The above Python 3 code finds triples(i,j,k) such that i+j+k=0 and all elements are 0.So the answer should be (0,0,0).

But the answer came was [(0, 0, 0), (0, 2, -2), (0, -2, 2)]

After a bit of searching I found that the problem lies in the use of & instead of and .I understand that and is a logical operator and & is a bitwise operator.

But I'm not able to figure out why I got the answers I got by using & .

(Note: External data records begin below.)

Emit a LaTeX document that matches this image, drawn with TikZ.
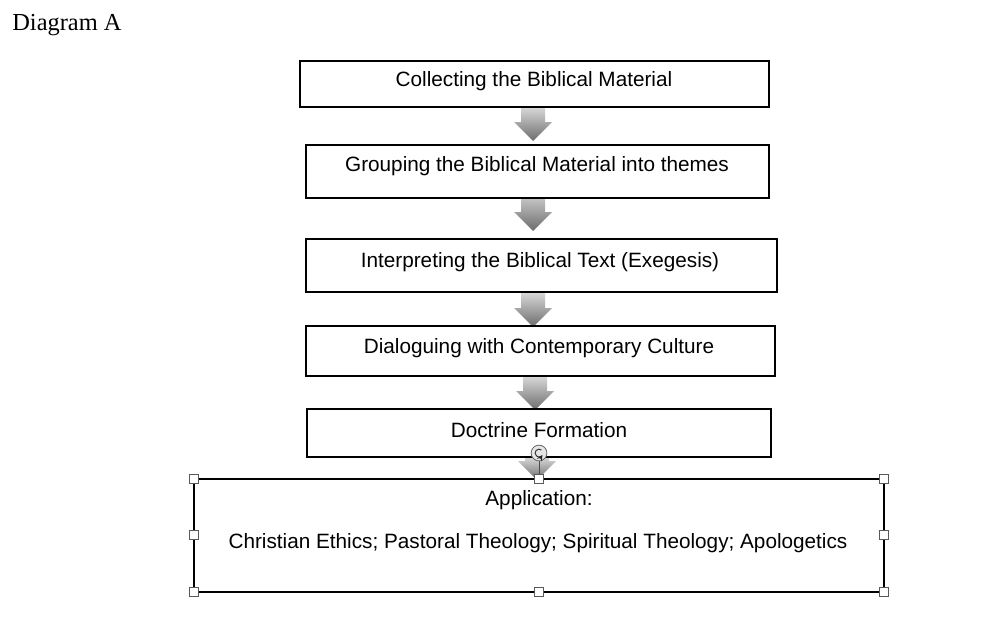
\documentclass[tikz,border=0pt]{standalone}
\usepackage{fontspec}
\setmainfont{Liberation Sans}
\newfontfamily\serif{Liberation Serif}
\begin{document}
\begin{tikzpicture}[x=0.02cm,y=-0.02cm,
  box/.style={draw=black,line width=0.8pt,fill=white},
  txt/.style={font=\fontsize{11.8pt}{14pt}\selectfont,inner sep=0pt},
  handle/.style={draw=gray!70!black,fill=white,line width=0.4pt,minimum size=5pt,inner sep=0pt,rectangle}]
\useasboundingbox (0,0) rectangle (1000,619);
\node[anchor=west,inner sep=0pt,font=\serif\fontsize{13.9pt}{16pt}\selectfont] (title) at (12,25) {Diagram A};
\newcommand{\dnarrow}[3]{% x center, top, bottom
  \shade[top color=gray!30,bottom color=gray!85!black]
    (#1-12,#2) -- (#1+12,#2) -- (#1+12,#3-19) -- (#1+19,#3-19) -- (#1,#3) -- (#1-19,#3-19) -- (#1-12,#3-19) -- cycle;}
\dnarrow{533}{107}{141}
\dnarrow{533}{190}{231}
\dnarrow{533}{292}{327}
\dnarrow{535}{376}{410}
\dnarrow{537}{457}{480}
\draw[box] (300,61) rectangle (769,107);
\node[txt] (b1) at (534,81) {Collecting the Biblical Material};
\draw[box] (306,145) rectangle (769,198);
\node[txt] (b2) at (537,166) {Grouping the Biblical Material into themes};
\draw[box] (306,239) rectangle (777,292);
\node[txt] (b3) at (540,262) {Interpreting the Biblical Text (Exegesis)};
\draw[box] (306,326) rectangle (775,376);
\node[txt] (b4) at (539,348) {Dialoguing with Contemporary Culture};
\draw[box] (307,409) rectangle (771,457);
\node[txt] (b5) at (539,430) {Doctrine Formation};
\draw[black,line width=0.8pt] (194,479) rectangle (884,592);
\node[txt] (b6a) at (539,500) {Application:};
\node[txt] (b6b) at (538,543) {Christian Ethics; Pastoral Theology; Spiritual Theology; Apologetics};
\draw[gray!60!black,line width=0.5pt] (539,459) -- (539,479);
\node[circle,draw=gray!70!black,fill=gray!20,minimum size=9pt,inner sep=0pt] (rot) at (539,453) {};
\draw[gray!30!black,line width=0.5pt,->,>=stealth] (rot.center) ++(50:2.2pt) arc (50:330:2.2pt);
\foreach \x/\y [count=\i] in {194/479,539/479,884/479,194/535,884/535,194/592,539/592,884/592}
  \node[handle] (h\i) at (\x,\y) {};
\end{tikzpicture}
\end{document}
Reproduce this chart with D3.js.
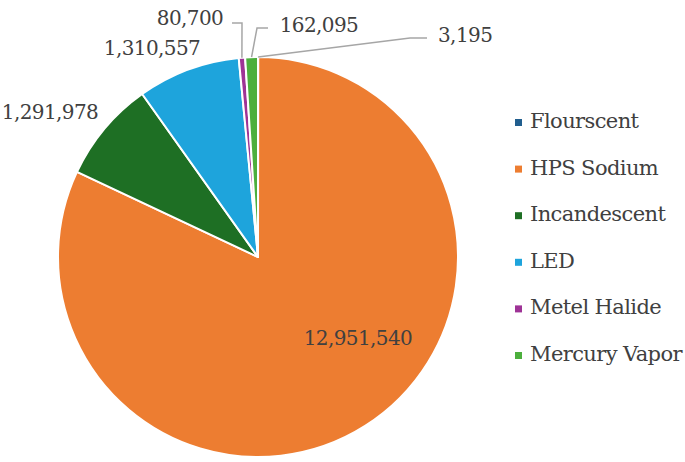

How does Python3 handle equality checking operation?

Your spacing in

i==0 & j==0 & k==0

is misleading you; == has lower precedence than & so the calculation is actually

i == 0&j == 0&k == 0

Because 0&anything is 0, this becomes

i == 0 == 0 == 0

which is the same as

i == 0

because Python chains comparisons (such as 4 < x < 10 ).

Therefore

[(i,j,k) for i in {-4,-2,1,2,5,0} for j in {-4,-2,1,2,5,0} for k in {-4,-2,1,2,5,0} if i+j+k==0 if i==0 & j==0 & k==0]

will give every (i,j,k) tuple where i+j+k = 0 and i = 0 , so where i = 0 and j = -k .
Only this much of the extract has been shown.